Without the images, write out the whole listing exactly.
-- Start --
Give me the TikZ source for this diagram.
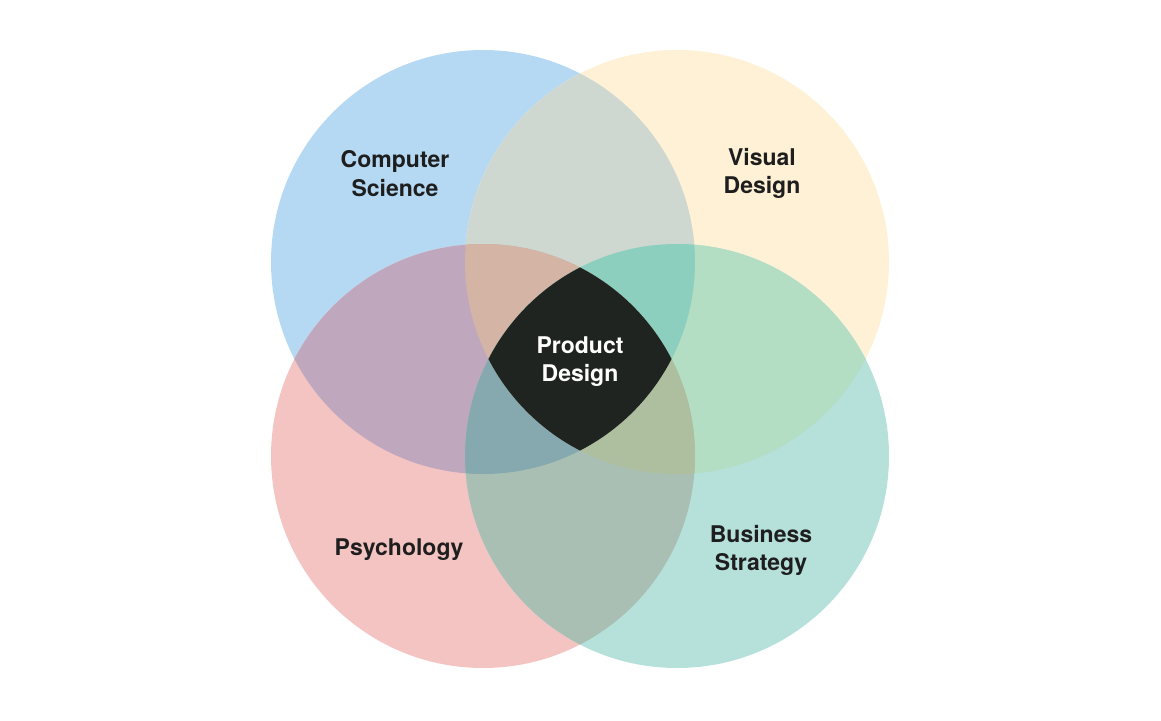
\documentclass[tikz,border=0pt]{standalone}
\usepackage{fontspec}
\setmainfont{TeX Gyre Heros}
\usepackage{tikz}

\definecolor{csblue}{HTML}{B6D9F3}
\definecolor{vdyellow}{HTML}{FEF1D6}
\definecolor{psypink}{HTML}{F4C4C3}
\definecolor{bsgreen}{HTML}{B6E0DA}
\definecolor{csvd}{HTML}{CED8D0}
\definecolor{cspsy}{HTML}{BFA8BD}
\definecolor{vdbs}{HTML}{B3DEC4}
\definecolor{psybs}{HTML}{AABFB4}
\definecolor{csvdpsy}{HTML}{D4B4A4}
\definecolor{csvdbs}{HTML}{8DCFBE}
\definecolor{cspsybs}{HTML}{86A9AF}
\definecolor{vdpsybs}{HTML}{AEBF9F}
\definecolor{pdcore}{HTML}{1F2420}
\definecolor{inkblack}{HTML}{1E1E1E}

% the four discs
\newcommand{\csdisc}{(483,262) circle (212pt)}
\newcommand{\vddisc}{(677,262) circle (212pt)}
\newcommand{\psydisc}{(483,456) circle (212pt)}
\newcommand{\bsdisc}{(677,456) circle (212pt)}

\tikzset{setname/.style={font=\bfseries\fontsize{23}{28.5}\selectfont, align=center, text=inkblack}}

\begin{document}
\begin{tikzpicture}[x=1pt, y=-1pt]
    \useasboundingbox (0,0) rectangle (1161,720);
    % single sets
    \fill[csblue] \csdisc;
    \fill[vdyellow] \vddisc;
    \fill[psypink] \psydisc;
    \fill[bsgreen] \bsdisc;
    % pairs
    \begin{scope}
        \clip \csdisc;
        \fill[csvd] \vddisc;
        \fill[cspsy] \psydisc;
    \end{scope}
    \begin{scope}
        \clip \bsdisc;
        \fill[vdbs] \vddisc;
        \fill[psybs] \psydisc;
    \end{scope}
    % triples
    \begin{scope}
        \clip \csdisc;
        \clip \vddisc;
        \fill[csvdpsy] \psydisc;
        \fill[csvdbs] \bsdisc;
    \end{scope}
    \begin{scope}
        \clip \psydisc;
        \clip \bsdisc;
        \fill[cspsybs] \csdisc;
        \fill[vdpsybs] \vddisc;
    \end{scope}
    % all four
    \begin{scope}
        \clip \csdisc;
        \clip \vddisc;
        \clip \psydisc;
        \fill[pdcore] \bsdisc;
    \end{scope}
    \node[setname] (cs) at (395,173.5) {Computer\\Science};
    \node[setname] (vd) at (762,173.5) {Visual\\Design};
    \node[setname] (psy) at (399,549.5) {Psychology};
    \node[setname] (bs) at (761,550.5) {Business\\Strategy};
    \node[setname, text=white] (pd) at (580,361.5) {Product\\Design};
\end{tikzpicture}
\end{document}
-- End --
TASK RESPONSE:
Give me the TikZ source for this diagram.
\documentclass[tikz,border=0pt]{standalone}
\usepackage{fontspec}
\setmainfont{TeX Gyre Heros}
\usepackage{tikz}

\definecolor{csblue}{HTML}{B6D9F3}
\definecolor{vdyellow}{HTML}{FEF1D6}
\definecolor{psypink}{HTML}{F4C4C3}
\definecolor{bsgreen}{HTML}{B6E0DA}
\definecolor{csvd}{HTML}{CED8D0}
\definecolor{cspsy}{HTML}{BFA8BD}
\definecolor{vdbs}{HTML}{B3DEC4}
\definecolor{psybs}{HTML}{AABFB4}
\definecolor{csvdpsy}{HTML}{D4B4A4}
\definecolor{csvdbs}{HTML}{8DCFBE}
\definecolor{cspsybs}{HTML}{86A9AF}
\definecolor{vdpsybs}{HTML}{AEBF9F}
\definecolor{pdcore}{HTML}{1F2420}
\definecolor{inkblack}{HTML}{1E1E1E}

% the four discs
\newcommand{\csdisc}{(483,262) circle (212pt)}
\newcommand{\vddisc}{(677,262) circle (212pt)}
\newcommand{\psydisc}{(483,456) circle (212pt)}
\newcommand{\bsdisc}{(677,456) circle (212pt)}

\tikzset{setname/.style={font=\bfseries\fontsize{23}{28.5}\selectfont, align=center, text=inkblack}}

\begin{document}
\begin{tikzpicture}[x=1pt, y=-1pt]
    \useasboundingbox (0,0) rectangle (1161,720);
    % single sets
    \fill[csblue] \csdisc;
    \fill[vdyellow] \vddisc;
    \fill[psypink] \psydisc;
    \fill[bsgreen] \bsdisc;
    % pairs
    \begin{scope}
        \clip \csdisc;
        \fill[csvd] \vddisc;
        \fill[cspsy] \psydisc;
    \end{scope}
    \begin{scope}
        \clip \bsdisc;
        \fill[vdbs] \vddisc;
        \fill[psybs] \psydisc;
    \end{scope}
    % triples
    \begin{scope}
        \clip \csdisc;
        \clip \vddisc;
        \fill[csvdpsy] \psydisc;
        \fill[csvdbs] \bsdisc;
    \end{scope}
    \begin{scope}
        \clip \psydisc;
        \clip \bsdisc;
        \fill[cspsybs] \csdisc;
        \fill[vdpsybs] \vddisc;
    \end{scope}
    % all four
    \begin{scope}
        \clip \csdisc;
        \clip \vddisc;
        \clip \psydisc;
        \fill[pdcore] \bsdisc;
    \end{scope}
    \node[setname] (cs) at (395,173.5) {Computer\\Science};
    \node[setname] (vd) at (762,173.5) {Visual\\Design};
    \node[setname] (psy) at (399,549.5) {Psychology};
    \node[setname] (bs) at (761,550.5) {Business\\Strategy};
    \node[setname, text=white] (pd) at (580,361.5) {Product\\Design};
\end{tikzpicture}
\end{document}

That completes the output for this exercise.